De paseo por Zaragoza, al dejar la Plaza del Pilar por San Juan, encaré los restos de las antiguas murallas de Cesar Augusta hasta dar con el Mercado. Una placa grandota recuerda poco antes de cruzar al mercado a Juan de Lanuza, decapitado por pelear al grito de contrafuero y un viva la libertad. Un contrafuero era una ilegalidad de las que importaban, y mucho. Un incumplimiento enorme de las normas esenciales que rigen los territorios y a las gentes que los pueblan. Como todo incumplimiento grande, más basado en la voluntad que en la razón, es más, sin razón, porque de tenerla, posiblemente no lo sería, el contrafuero era grave no solo por la entidad de la agresión a la norma, sino por su estúpida grosería. Con todo, el nombre dado al contrafuero es de una capacidad descriptiva contundente, deja claro lo que es y qué hay que hacer frente a él: no cabe en la ley y hay que combatirlo.

Vale, pues cerquita de la capital de la Corona de Aragón, en estos tiempos que nos tocan, el principado que fue (y ya no es) una parte de este reino, tiene unos dirigentes que lo conducen, como locos, a un punto de no retorno peligroso y sin sentido. Un perfecto contrafuero. La independencia de Cataluña sería contrafuero.
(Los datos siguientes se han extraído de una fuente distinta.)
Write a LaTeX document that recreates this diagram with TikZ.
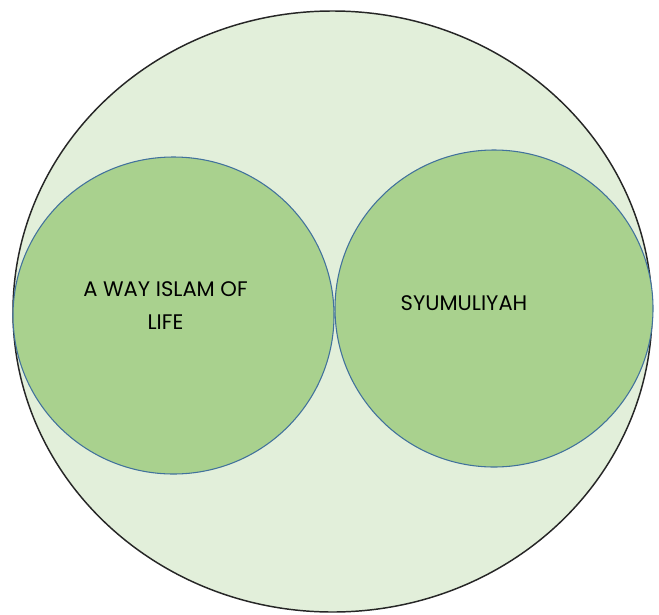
\documentclass[tikz,border=0pt]{standalone}
\usepackage{fontspec}
\setmainfont{Poppins}
\usetikzlibrary{positioning,shapes.geometric}
\definecolor{verdeclaro}{HTML}{E2EFDA}
\definecolor{verde}{HTML}{A9D18E}
\definecolor{azul}{HTML}{41719C}
\definecolor{gris}{HTML}{262626}
\begin{document}
\begin{tikzpicture}[x=0.75pt, y=-0.75pt, font=\fontsize{15.8}{24.75}\selectfont,
      c/.style={ellipse, draw=azul, fill=verde, line width=0.8pt, inner sep=0pt},
      t/.style={align=center, inner sep=0pt}]
    \useasboundingbox (0,0) rectangle (659,614);
    % outer
    \node[ellipse, draw=gris, fill=verdeclaro, line width=1.1pt, inner sep=0pt,
          minimum width=639*0.75pt, minimum height=601*0.75pt] (todo) at (332.5,311.5) {};
    % inner
    \node[c, minimum width=321*0.75pt, minimum height=317*0.75pt] (vida) at (173.5,315.5) {};
    \node[c, minimum width=318*0.75pt, minimum height=317*0.75pt] (syu) at (494,308.5) {};
    \node[t] (vidatxt) at (165.5,306) {A WAY ISLAM OF\\LIFE};
    \node[t] (syutxt) at (464,303) {SYUMULIYAH};
\end{tikzpicture}
\end{document}
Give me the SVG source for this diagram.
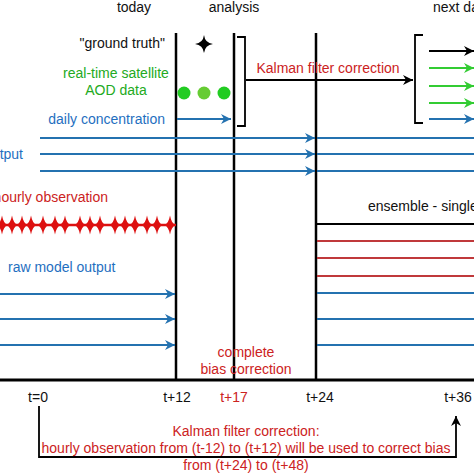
<svg xmlns="http://www.w3.org/2000/svg" width="474" height="474" viewBox="0 0 474 474">
<style>
text{font-family:"Liberation Sans",Arial,Helvetica,sans-serif;font-size:14px}
.k{fill:#111}
.r{fill:#cc2222}
.b{fill:#1f6fbf}
.g{fill:#22aa22}
.vl{stroke:#000;stroke-width:2.5;fill:none}
.bl{stroke:#2472b0;stroke-width:2;fill:none}
.bla{stroke:#2472b0;stroke-width:2;fill:none;marker-end:url(#ab)}
.kl{stroke:#000;stroke-width:1.8;fill:none}
.rl{stroke:#c0393b;stroke-width:2;fill:none}
.gla{stroke:#33cc33;stroke-width:2;fill:none;marker-end:url(#ag)}
</style>
<defs>
<marker id="ab" markerUnits="userSpaceOnUse" markerWidth="11" markerHeight="10" refX="10" refY="5" orient="auto"><path d="M0,0 L10,5 L0,10 L3,5 z" fill="#2472b0"/></marker>
<marker id="ag" markerUnits="userSpaceOnUse" markerWidth="11" markerHeight="10" refX="10" refY="5" orient="auto"><path d="M0,0 L10,5 L0,10 L3,5 z" fill="#33cc33"/></marker>
<marker id="ak" markerUnits="userSpaceOnUse" markerWidth="11" markerHeight="10" refX="10" refY="5" orient="auto"><path d="M0,0 L10,5 L0,10 L3,5 z" fill="#000"/></marker>
<path id="rs" d="M0,-9.5 Q1.5,-1.5 5.5,0 Q1.5,1.5 0,9.5 Q-1.5,1.5 -5.5,0 Q-1.5,-1.5 0,-9.5z" fill="#dd1111"/>
</defs>

<g id="headers">
<text class="k" x="134" y="12" text-anchor="middle">today</text>
<text class="k" x="234" y="12" text-anchor="middle">analysis</text>
<text class="k" x="433" y="12">next day</text>
</g>

<g id="timeline">
<line class="vl" x1="176" y1="33" x2="176" y2="380"/>
<line class="vl" x1="234" y1="33" x2="234" y2="380"/>
<line class="vl" x1="316" y1="33" x2="316" y2="380"/>
<line x1="0" y1="380" x2="474" y2="380" stroke="#000" stroke-width="3"/>
<text class="k" x="38" y="402" text-anchor="middle">t=0</text>
<text class="k" x="177" y="402" text-anchor="middle">t+12</text>
<text class="r" x="234" y="402" text-anchor="middle">t+17</text>
<text class="k" x="320" y="402" text-anchor="middle">t+24</text>
<text class="k" x="458" y="402" text-anchor="middle">t+36</text>
</g>

<g id="ground-truth">
<text class="k" x="165" y="48" text-anchor="end">"ground truth"</text>
<path d="M204,35 Q205,43 213,44 Q205,45 204,53 Q203,45 195,44 Q203,43 204,35z" fill="#000"/>
</g>

<g id="satellite">
<text class="g" x="116" y="78" text-anchor="middle">real-time satellite</text>
<text class="g" x="116" y="95" text-anchor="middle">AOD data</text>
<circle cx="184" cy="93" r="6.5" fill="#22cc22"/>
<circle cx="204" cy="93" r="6.5" fill="#66cc33"/>
<circle cx="224" cy="93" r="6.5" fill="#22cc22"/>
</g>

<g id="daily">
<text class="b" x="165" y="124" text-anchor="end">daily concentration</text>
</g>

<g id="brackets">
<path class="kl" d="M237,37 H245 V126 H237"/>
<path class="kl" d="M423,35 H415 V123 H423"/>
<text class="r" x="328" y="73" text-anchor="middle">Kalman filter correction</text>
</g>

<g id="output-label">
<text class="b" x="23" y="159" text-anchor="end">output</text>
</g>

<g id="hourly-observation">
<text class="r" x="108" y="202" text-anchor="end">hourly observation</text>
<line x1="0" y1="225" x2="176" y2="225" stroke="#dd1111" stroke-width="2.5"/>
<use href="#rs" x="2" y="225"/><use href="#rs" x="12" y="225"/><use href="#rs" x="22" y="225"/><use href="#rs" x="31" y="225"/>
<use href="#rs" x="43" y="225"/><use href="#rs" x="55" y="225"/><use href="#rs" x="65" y="225"/>
<use href="#rs" x="80" y="225"/><use href="#rs" x="90" y="225"/><use href="#rs" x="100" y="225"/>
<use href="#rs" x="115" y="225"/><use href="#rs" x="125" y="225"/><use href="#rs" x="135" y="225"/>
<use href="#rs" x="147" y="225"/><use href="#rs" x="157" y="225"/><use href="#rs" x="170" y="225"/>
</g>

<g id="raw-model">
<text class="b" x="8" y="272">raw model output</text>
</g>

<g id="ensemble">
<text class="k" x="368" y="211">ensemble - single</text>
</g>

<g id="bias-correction">
<text class="r" x="246" y="357" text-anchor="middle">complete</text>
<text class="r" x="246" y="374" text-anchor="middle">bias correction</text>
</g>

<g id="bottom-note">
<text class="r" x="246" y="436" text-anchor="middle">Kalman filter correction:</text>
<text class="r" x="246" y="453" text-anchor="middle">hourly observation from (t-12) to (t+12) will be used to correct bias</text>
<text class="r" x="246" y="470" text-anchor="middle">from (t+24) to (t+48)</text>
</g>

<g id="connectors">
<line class="bla" x1="177" y1="119" x2="231" y2="119"/>
<line class="kl" x1="246" y1="80" x2="413" y2="80" marker-end="url(#ak)"/>
<line class="kl" x1="429" y1="51" x2="474" y2="51" marker-end="url(#ak)"/>
<line class="gla" x1="429" y1="68" x2="474" y2="68"/>
<line class="gla" x1="429" y1="86" x2="474" y2="86"/>
<line class="gla" x1="429" y1="103" x2="474" y2="103"/>
<line class="bla" x1="429" y1="119" x2="474" y2="119"/>
<line class="bla" x1="40" y1="138" x2="315" y2="138"/>
<line class="bla" x1="40" y1="154" x2="315" y2="154"/>
<line class="bla" x1="40" y1="171" x2="315" y2="171"/>
<line class="bl" x1="317" y1="138" x2="474" y2="138"/>
<line class="bl" x1="317" y1="154" x2="474" y2="154"/>
<line class="bl" x1="317" y1="171" x2="474" y2="171"/>
<line class="bla" x1="0" y1="294" x2="175" y2="294"/>
<line class="bla" x1="0" y1="319" x2="175" y2="319"/>
<line class="bla" x1="0" y1="345" x2="175" y2="345"/>
<line class="kl" x1="317" y1="224" x2="474" y2="224"/>
<line class="rl" x1="317" y1="241" x2="474" y2="241"/>
<line class="rl" x1="317" y1="258" x2="474" y2="258"/>
<line class="rl" x1="317" y1="276" x2="474" y2="276"/>
<line class="bl" x1="317" y1="293" x2="474" y2="293"/>
<line class="bl" x1="317" y1="319" x2="474" y2="319"/>
<line class="bl" x1="317" y1="345" x2="474" y2="345"/>
<path class="kl" d="M39,406 V457 H456 V416" marker-end="url(#ak)"/>
</g>
</svg>
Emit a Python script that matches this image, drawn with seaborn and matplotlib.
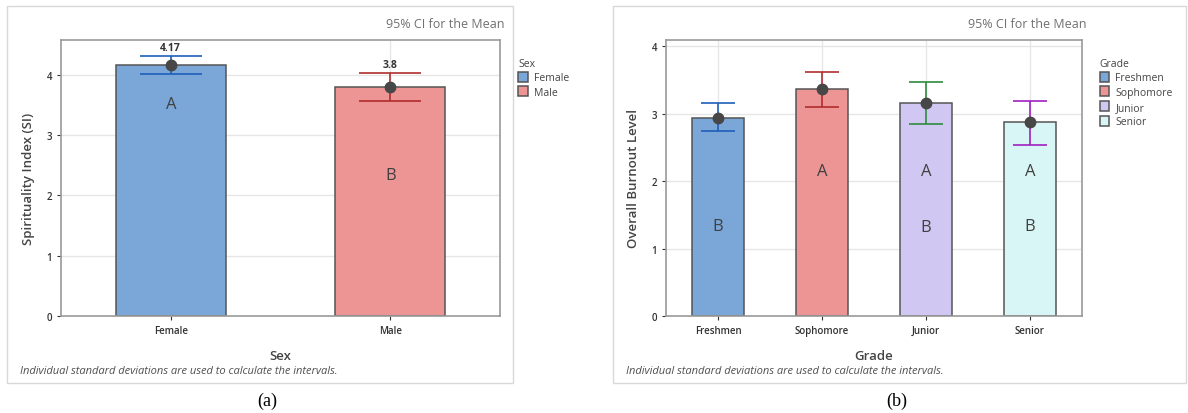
import matplotlib
matplotlib.use("Agg")
import matplotlib.pyplot as plt
from matplotlib.patches import Rectangle
import numpy as np
import pandas as pd
import seaborn as sns

# panel (a): spirituality index by sex
sex = ["Female", "Male"]
si_mean = [4.17, 3.80]
si_lo = [4.02, 3.56]
si_hi = [4.32, 4.04]
si_letters = [["A"], ["B"]]
si_letter_y = [[3.52], [2.34]]
sex_colors = ["#7BA6D8", "#EC9594"]
sex_err = ["#1F5FB8", "#B02D2D"]

# panel (b): burnout by grade
grade = ["Freshmen", "Sophomore", "Junior", "Senior"]
bo_mean = [2.94, 3.37, 3.16, 2.87]
bo_lo = [2.74, 3.10, 2.85, 2.54]
bo_hi = [3.15, 3.62, 3.47, 3.19]
bo_letters = [["B"], ["A"], ["A", "B"], ["A", "B"]]
bo_letter_y = [[1.34], [2.15], [2.15, 1.32], [2.15, 1.34]]
grade_colors = ["#7BA6D8", "#EC9594", "#D0C8F2", "#D9F6F6"]
grade_err = ["#1F5FB8", "#B02D2D", "#2E8B3E", "#A020C0"]

FONT = ["Open Sans", "DejaVu Sans"]


def panel(fig, rect, cats, means, lo, hi, colors, errc, letters, letter_y,
          xlabel, ylabel, ylim, capsize, show_vals, leg_anchor):
    ax = fig.add_axes(rect)
    df = pd.DataFrame({xlabel: cats, "value": means})
    sns.barplot(data=df, x=xlabel, y="value", hue=xlabel, palette=colors,
                saturation=1, width=0.5, edgecolor="#555555", linewidth=1.1,
                legend=True, errorbar=None, ax=ax, zorder=2)
    ax.set_axisbelow(True)
    for i in range(len(cats)):
        ax.errorbar(i, means[i], yerr=[[means[i] - lo[i]], [hi[i] - means[i]]],
                    fmt="none", ecolor=errc[i], elinewidth=1.2, capsize=capsize,
                    capthick=1.2, zorder=3)
        ax.plot(i, means[i], "o", color="#474747", ms=7.5, zorder=4)
        for t, yy in zip(letters[i], letter_y[i]):
            ax.text(i, yy, t, ha="center", va="center", fontsize=12,
                    color="#404040", family=FONT)
        if show_vals:
            ax.text(i, hi[i] + 0.04, f"{means[i]:g}", ha="center", va="bottom",
                    fontsize=7.5, fontweight="bold", color="#333333", family=FONT)
    ax.set_xlim(-0.5, len(cats) - 0.5)
    ax.set_ylim(*ylim)
    ax.set_yticks(range(0, 5))
    ax.grid(True, color="#E6E6E6", lw=1)
    for s in ax.spines.values():
        s.set_color("#9A9A9A")
        s.set_linewidth(1.2)
    ax.tick_params(labelsize=7, colors="#333333", length=3, width=0.8)
    for lab in ax.get_xticklabels() + ax.get_yticklabels():
        lab.set_family(FONT)
        lab.set_fontweight("semibold")
    ax.set_xlabel(xlabel, fontsize=9.5, color="#444444", family=FONT,
                  fontweight="semibold", labelpad=9)
    ax.set_ylabel(ylabel, fontsize=9.5, color="#444444", family=FONT,
                  fontweight="semibold", labelpad=8)
    ax.text(1.01, 1.035, "95% CI for the Mean", transform=ax.transAxes,
            ha="right", va="bottom", fontsize=9, color="#707070", family=FONT)
    sns.move_legend(ax, "upper left", bbox_to_anchor=leg_anchor, frameon=False,
                    title=xlabel, fontsize=7.5, title_fontsize=7.5,
                    handlelength=0.9, handleheight=1.1, handletextpad=0.6,
                    labelspacing=0.3, alignment="left")
    leg = ax.get_legend()
    for h in leg.legend_handles:
        h.set_edgecolor("#555555")
    for t in leg.get_texts() + [leg.get_title()]:
        t.set_color("#444444")
        t.set_family(FONT)
    return ax


fig = plt.figure(figsize=(11.88, 4.14), dpi=100)

panel(fig, [61 / 1188, 97 / 414, 439 / 1188, 276 / 414], sex, si_mean, si_lo,
      si_hi, sex_colors, sex_err, si_letters, si_letter_y, "Sex",
      "Spirituality Index (SI)", (0, 4.58), 22, True, (1.02, 0.97))
panel(fig, [666 / 1188, 97 / 414, 416 / 1188, 276 / 414], grade, bo_mean,
      bo_lo, bo_hi, grade_colors, grade_err, bo_letters, bo_letter_y, "Grade",
      "Overall Burnout Level", (0, 4.09), 12, False, (1.02, 0.97))

# outer frames, footnotes and captions
for x0, x1, cap, cx in [(7, 513, "(a)", 267), (613, 1186, "(b)", 897)]:
    fig.patches.append(Rectangle((x0 / 1188, 1 - 384 / 414), (x1 - x0) / 1188,
                                 377 / 414, transform=fig.transFigure,
                                 fill=False, edgecolor="#D8D8D8", lw=1))
    fig.text((x0 + 13) / 1188, 1 - 372 / 414,
             "Individual standard deviations are used to calculate the intervals.",
             fontsize=8, style="italic", color="#505050", family=FONT,
             va="center")
    fig.text(cx / 1188, 1 - 401 / 414, cap, ha="center", va="center",
             fontsize=13, family=["Liberation Serif", "DejaVu Serif"])

fig.savefig("out.png", dpi=100)
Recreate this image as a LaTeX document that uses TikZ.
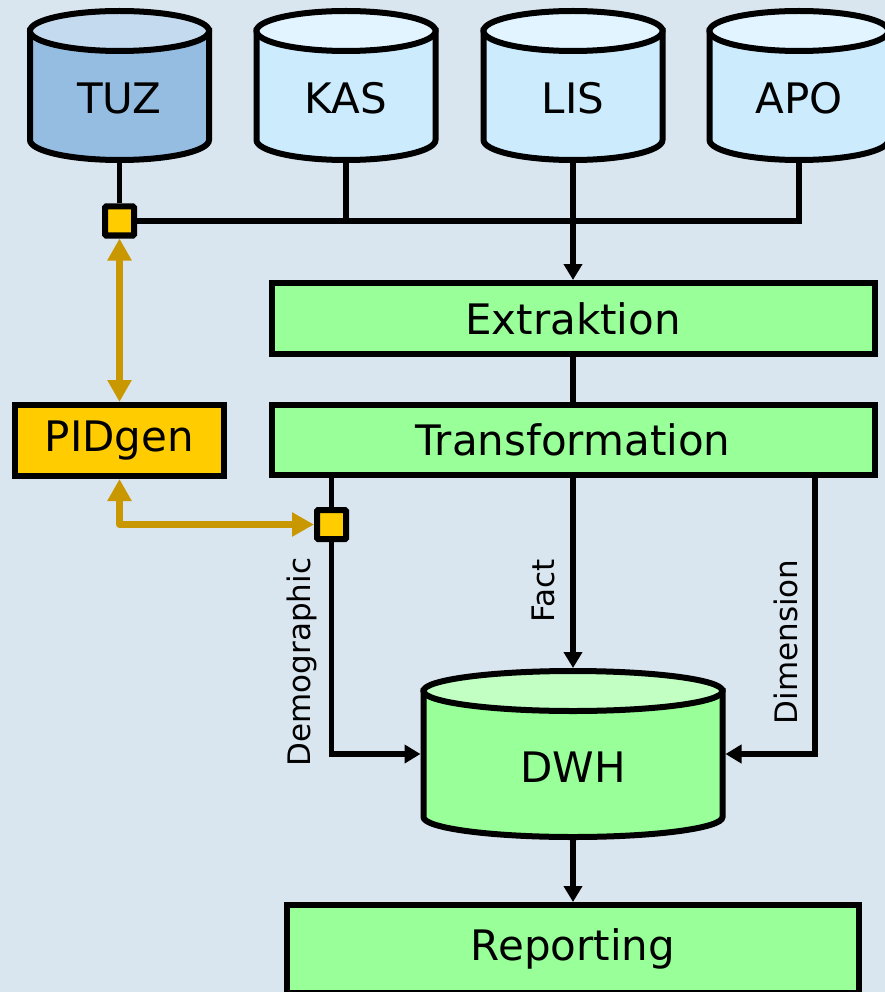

He escrito ya antes que no soy yo alguien que tema un referéndum para votar lo que sea. Referenda, bien, pero chapuzas las justas. A ver, gestionar la política representativa desde la consulta a los representados no es siempre democracia, sino dejación de responsabilidad política, porque compromete a los demás para que hagan el trabajo por el que solo el dirigente elegido debe ser juzgado en las elecciones. Admito, no obstante, que la decisión sobre la pregunta a plantear fuera de las cruciales, reservadas a los procesos constituyentes, pero esta consulta, pretendidamente soberana, no lo es. La base de su planteamiento, voluntad democrática, no está acreditada, ni se ampara en norma común alguna. Al revés, contraviene los fueros que tenemos hoy, que se llaman Constitución y Estatuto. El invento de la ley catalana para desconectar en cuarenta y ocho horas, voten los que voten, si hay uno más que dice adiós, cuando la mitad del cuerpo político no reconoce legitimidad al puñetero proceso, por encima de toda norma, es una locura y un disparate jurídico. Un contrafuero. Votan los suyos y ya está.

Lanuza, patriota de un Reino chiquito, se enfrentó a un gigante político que incumplió las reglas, avasallando por la fuerza, sin razón. Y perdió la cabeza, pero no la razón. El remedio que va quedando a esta sinrazón de ahora se antoja doloroso, pero casi inevitable. La solución está en la norma, si persisten en violentarla por la fuerza de los hechos: si los dirigentes insisten en este desafío, no pueden ser dirigentes. Para que no perdamos la cabeza, aunque tengamos la razón.